Allan Houser died of colon cancer in Santa Fe, New Mexico, at the age of eighty on August 22, 1994.

The installation of 19 monumental works of art in Salt Lake City during the 2002 Olympics, and a retrospective of 69 works at the National Museum of the American Indian in Washington, DC. in 2004—2005 honored him. The exhibition marked the first major show for the new museum, and over three million people viewed it while it was on display.

His two sons have achieved success as sculptors, Philip Haozous and Bob Haozous, and his grandson, Sam Atakra Haozous, an experimental photographer. The non-profit Allan Houser Foundation is devoted to the proliferation of the Houser name. The family also maintains a commercial gallery of Allan Houser's work in downtown Santa Fe and the Allan Houser Compound, a foundry and sculpture garden located south of Santa Fe.

In 2018, Houser became one of the inductees in the first induction ceremony held by the National Native American Hall of Fame.
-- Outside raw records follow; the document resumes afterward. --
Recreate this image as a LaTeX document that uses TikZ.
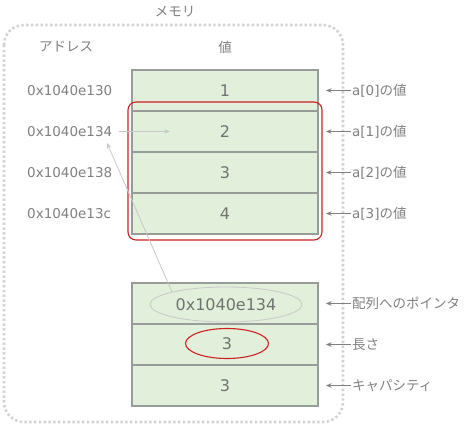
\documentclass[tikz,border=0pt]{standalone}
\usepackage{fontspec}
\setmainfont{DejaVu Sans}
\newfontfamily\jp{Noto Sans CJK JP}
\usetikzlibrary{shapes.geometric,arrows.meta,calc}

\definecolor{txtgray}{RGB}{128,128,128}
\definecolor{numgray}{RGB}{112,116,112}
\definecolor{cellfill}{RGB}{226,239,218}
\definecolor{cellline}{RGB}{152,156,152}
\definecolor{memred}{RGB}{204,34,34}
\definecolor{dotgray}{RGB}{210,210,210}
\definecolor{faintgray}{RGB}{200,200,200}
\definecolor{arrgray}{RGB}{128,128,128}

\tikzset{
  cell/.style={fill=cellfill, minimum width=186pt, minimum height=41pt, inner sep=0pt, outer sep=0pt, text=numgray, font=\fontsize{16}{18}\selectfont},
  cellborder/.style={draw=cellline, line width=2pt},
  addr/.style={anchor=west, inner sep=1pt, text=txtgray, font=\fontsize{13.5}{16}\selectfont},
  lbl/.style={anchor=west, inner sep=1pt, text=txtgray, font=\fontsize{13.5}{16}\selectfont},
  head/.style={inner sep=1pt, text=txtgray, font=\fontsize{13.5}{16}\selectfont\jp},
  lblarrow/.style={draw=arrgray, line width=0.9pt, -{Stealth[length=5.5pt,width=4.5pt]}},
  faintarrow/.style={draw=faintgray, line width=0.8pt, -{Stealth[length=5.5pt,width=4.5pt]}},
}

\begin{document}
\begin{tikzpicture}[x=1pt,y=1pt,yscale=-1,xscale=1]
        \useasboundingbox (0,0) rectangle (473,430);

        %Shape: Rounded Rect [memory]
        \draw [dotgray, line width=2.6pt, dash pattern=on 2.4pt off 2.4pt, rounded corners=20pt] (4,25) rectangle (343,422);
        % Text Node
        \node [head] (mem) at (175,12) {メモリ};
        % Text Node
        \node [head] (addrhead) at (66,47) {アドレス};
        % Text Node
        \node [head] (valhead) at (225,47) {値};

        %Shape: Rectangle [array cells]
        \node [cell] (c0) at (225,90.5) {1};
        \node [cell] (c1) at (225,131.5) {2};
        \node [cell] (c2) at (225,172.5) {3};
        \node [cell] (c3) at (225,213.5) {4};

        %Shape: Rectangle [slice header]
        \node [cell] (h0) at (225,303.5) {};
        \node [cell] (h1) at (225,344.5) {};
        \node [cell] (h2) at (225,385.5) {3};

        %Shape: Rectangle [cell borders]
        \foreach \c in {c0,c1,c2,c3,h0,h1,h2}
          \draw [cellborder] (\c.north west) rectangle (\c.south east);

        %Rounded Rect [slice range]
        \draw [memred, line width=1.1pt, rounded corners=8pt] (128,102) rectangle (322,240);

        % Text Node
        \node [addr] (addr0) at (26,90.5) {0x1040e130};
        \node [addr] (addr1) at (26,131.5) {0x1040e134};
        \node [addr] (addr2) at (26,172.5) {0x1040e138};
        \node [addr] (addr3) at (26,213.5) {0x1040e13c};

        %Straight Lines [address to cell]
        \draw [faintarrow] ($(addr1.east)+(6,0)$) -- ($(c1.west)+(38,0)$);

        %Shape: Ellipse [pointer]
        \node [ellipse, draw=faintgray, line width=0.8pt, minimum width=152pt, minimum height=35pt, inner sep=0pt, text=numgray, font=\fontsize{16}{18}\selectfont] (ptr) at (226,304.5) {0x1040e134};
        %Shape: Ellipse [length]
        \node [ellipse, draw=memred, line width=1.1pt, minimum width=83pt, minimum height=30pt, inner sep=0pt, text=numgray, font=\fontsize{16}{18}\selectfont] (len) at (227,343.5) {3};

        %Straight Lines [pointer to address]
        \coordinate (ptrend) at (107,143);
        \draw [faintarrow] (ptr.north west) -- (ptrend);

        % Text Node
        \node [lbl] (l0) at (351,90.5) {a[0]{\jp の値}};
        \node [lbl] (l1) at (351,131.5) {a[1]{\jp の値}};
        \node [lbl] (l2) at (351,172.5) {a[2]{\jp の値}};
        \node [lbl] (l3) at (351,213.5) {a[3]{\jp の値}};
        \node [lbl] (l4) at (351,303.5) {\jp 配列へのポインタ};
        \node [lbl] (l5) at (351,344.5) {\jp 長さ};
        \node [lbl] (l6) at (351,385.5) {\jp キャパシティ};

        %Straight Lines [labels to cells]
        \draw [lblarrow] (l0.west) -- ($(c0.east)+(8,0)$);
        \draw [lblarrow] (l1.west) -- ($(c1.east)+(8,0)$);
        \draw [lblarrow] (l2.west) -- ($(c2.east)+(8,0)$);
        \draw [lblarrow] (l3.west) -- ($(c3.east)+(8,0)$);
        \draw [lblarrow] (l4.west) -- ($(h0.east)+(8,0)$);
        \draw [lblarrow] (l5.west) -- ($(h1.east)+(8,0)$);
        \draw [lblarrow] (l6.west) -- ($(h2.east)+(8,0)$);
\end{tikzpicture}
\end{document}
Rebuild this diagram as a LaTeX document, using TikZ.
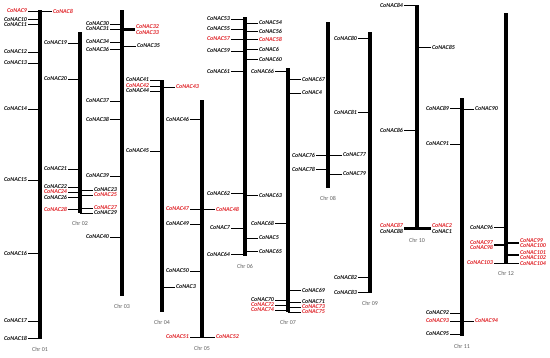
\documentclass[tikz,border=0pt]{standalone}
\usepackage{fontspec}
\setmainfont{Carlito}
\usetikzlibrary{positioning}
\definecolor{nacInk}{HTML}{111111}
\definecolor{nacRed}{HTML}{E0262B}
\definecolor{nacGray}{HTML}{5F5F5F}
\tikzset{
  every picture/.style={text=nacInk},
  nac chrom/.style={draw=black, line width=3.6pt, line cap=butt},
  nac tick/.style={draw=black, line width=0.8pt},
  nac pair/.style={draw=black, line width=2.4pt},
  nac gene/.style={font=\fontsize{6}{6}\selectfont\bfseries\itshape, inner sep=0.8pt},
  nac twin/.style={nac gene, inner ysep=0.4pt},
  nac name/.style={font=\fontsize{6}{7}\selectfont, text=nacGray, inner sep=1pt}
}
\begin{document}
\begin{tikzpicture}[x=1pt,y=-1pt]
  \useasboundingbox (0,0) rectangle (550,357);
  \foreach \c/\x/\top/\bot in {01/40/10/339, 02/80/32/213, 03/122/10/296, 04/162/80/312,
      05/202/100/338, 06/245/17/256, 07/288/68/312, 08/328/22/188, 09/370/32/293,
      10/417/5/230, 11/462/98/336, 12/506/13/263} {
    \coordinate (c\c) at (\x,\top);
    \coordinate (c\c b) at (\x,\bot);
    \draw[nac chrom] (c\c) -- (c\c b);
    \node[nac name, below=7pt of c\c b] (l\c) {Chr \c};
  }
  % genes on the left of a chromosome
  \foreach \c/\x/\y/\n/\col in {01/28/11/9/nacRed, 01/28/19.5/10/nacInk, 01/28/24.5/11/nacInk,
      01/28/52/12/nacInk, 01/28/63/13/nacInk, 01/28/109/14/nacInk, 01/28/180/15/nacInk,
      01/28/253/16/nacInk, 01/28/321/17/nacInk, 01/28/338/18/nacInk,
      02/68/43/19/nacInk, 02/68/79/20/nacInk, 02/68/169/21/nacInk, 02/68/187/22/nacInk,
      02/68/192/24/nacRed, 02/68/197/26/nacInk, 02/68/209/28/nacRed,
      03/110/24/30/nacInk, 03/110/29/31/nacInk, 03/110/42/34/nacInk, 03/110/49/36/nacInk,
      03/110/101/37/nacInk, 03/110/119/38/nacInk, 03/110/176/39/nacInk, 03/110/237/40/nacInk,
      04/150/80/41/nacInk, 04/150/86/42/nacRed, 04/150/91/44/nacInk, 04/150/151/45/nacInk,
      05/190/119/46/nacInk, 05/190/209/47/nacRed, 05/190/224/49/nacInk, 05/190/271/50/nacInk,
      05/190/337/51/nacRed,
      06/231/19/53/nacInk, 06/231/29/55/nacInk, 06/231/39/57/nacRed, 06/231/51/59/nacInk,
      06/231/71/61/nacInk, 06/231/193/62/nacInk, 06/231/228/7/nacInk, 06/231/254/64/nacInk,
      07/275/71/66/nacInk, 07/275/223/68/nacInk, 07/275/300/70/nacInk, 07/275/305/72/nacRed,
      07/275/310/74/nacRed,
      08/316/155/76/nacInk, 08/316/169/78/nacInk,
      09/358/38/80/nacInk, 09/358/112/81/nacInk, 09/358/277/82/nacInk, 09/358/292/83/nacInk,
      10/404/5/84/nacInk, 10/404/130/86/nacInk,
      11/450/108/89/nacInk, 11/450/144/91/nacInk, 11/450/313/92/nacInk, 11/450/321/93/nacRed,
      11/450/334/95/nacInk,
      12/494/227/96/nacInk, 12/494/263/103/nacRed} {
    \node[nac gene, text=\col, anchor=east] (g\n) at (\x,\y) {CoNAC\n};
    \draw[nac tick] (g\n.east) -- (g\n.east -| c\c);
  }
  % genes on the right of a chromosome
  \foreach \c/\x/\y/\n/\col in {01/52/11/8/nacRed,
      02/93/190/23/nacInk, 02/93/195/25/nacRed, 02/93/208/27/nacRed, 02/93/213/29/nacInk,
      03/136/46/35/nacInk,
      04/175/87/43/nacRed, 04/175/287/3/nacInk,
      05/215/209/48/nacRed, 05/215/337/52/nacRed,
      06/258/23/54/nacInk, 06/258/31/56/nacInk, 06/258/39/58/nacRed, 06/258/49/6/nacInk,
      06/258/59/60/nacInk, 06/258/195/63/nacInk, 06/258/238/5/nacInk, 06/258/251/65/nacInk,
      07/301/79/67/nacInk, 07/301/93/4/nacInk, 07/301/290/69/nacInk, 07/301/302/71/nacInk,
      07/301/307/73/nacRed, 07/301/312/75/nacRed,
      08/342/155/77/nacInk, 08/342/174/79/nacInk,
      10/431/47/85/nacInk,
      11/474/109/90/nacInk, 11/474/321/94/nacRed,
      12/519/263.5/104/nacRed} {
    \node[nac gene, text=\col, anchor=west] (g\n) at (\x,\y) {CoNAC\n};
    \draw[nac tick] (g\n.west) -- (g\n.west -| c\c);
  }
  % paired genes sharing one tick
  \foreach \c/\x/\y/\na/\ca/\nb/\cb in {03/135/29.5/32/nacRed/33/nacRed,
      10/431/228.5/2/nacRed/1/nacInk, 12/519/243/99/nacRed/100/nacRed,
      12/519/255/101/nacRed/102/nacRed} {
    \coordinate (p\na) at (\x,\y);
    \draw[nac pair] (p\na -| c\c) -- (p\na);
    \node[nac twin, text=\ca, anchor=south west] (g\na) at (p\na) {CoNAC\na};
    \node[nac twin, text=\cb, anchor=north west] (g\nb) at (p\na) {CoNAC\nb};
  }
  \foreach \c/\x/\y/\na/\ca/\nb/\cb in {10/404/228.5/87/nacRed/88/nacInk,
      12/494/245/97/nacRed/98/nacRed} {
    \coordinate (p\na) at (\x,\y);
    \draw[nac pair] (p\na -| c\c) -- (p\na);
    \node[nac twin, text=\ca, anchor=south east] (g\na) at (p\na) {CoNAC\na};
    \node[nac twin, text=\cb, anchor=north east] (g\nb) at (p\na) {CoNAC\nb};
  }
\end{tikzpicture}
\end{document}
A figural group created by Houser in 1990 was moved to the Oval Office when Joe Biden began his presidency in 2021. The sculpture depicting a running horse and a Native male rider is currently placed on one of the shelves in the president's office and was previously exhibited at the National Museum of the American Indian.

== Exhibitions ==
Allan Houser's work continues to receive academic and institutional exposure. His estate works with museums, art galleries, and public spaces around the world on ongoing exhibits. Houser's abstract and modernist works were exhibited at Grounds for Sculpture in Hamilton, New Jersey (2008), and his major works were shown at the Heard Museum and the Desert Botanical Garden in Phoenix, Arizona in November 2009. In 2008 the Oklahoma History Center held a major exhibition, "Unconquered: Allan Houser and the Legacy of one Apache Family," that looks at three generations of the Haozous/Houser family.

Houser's work was part of Stretching the Canvas: Eight Decades of Native Painting (2019–21), a survey at the National Museum of the American Indian George Gustav Heye Center.

Major collections of Allan Houser's work can also be found in museums around the United States and the world.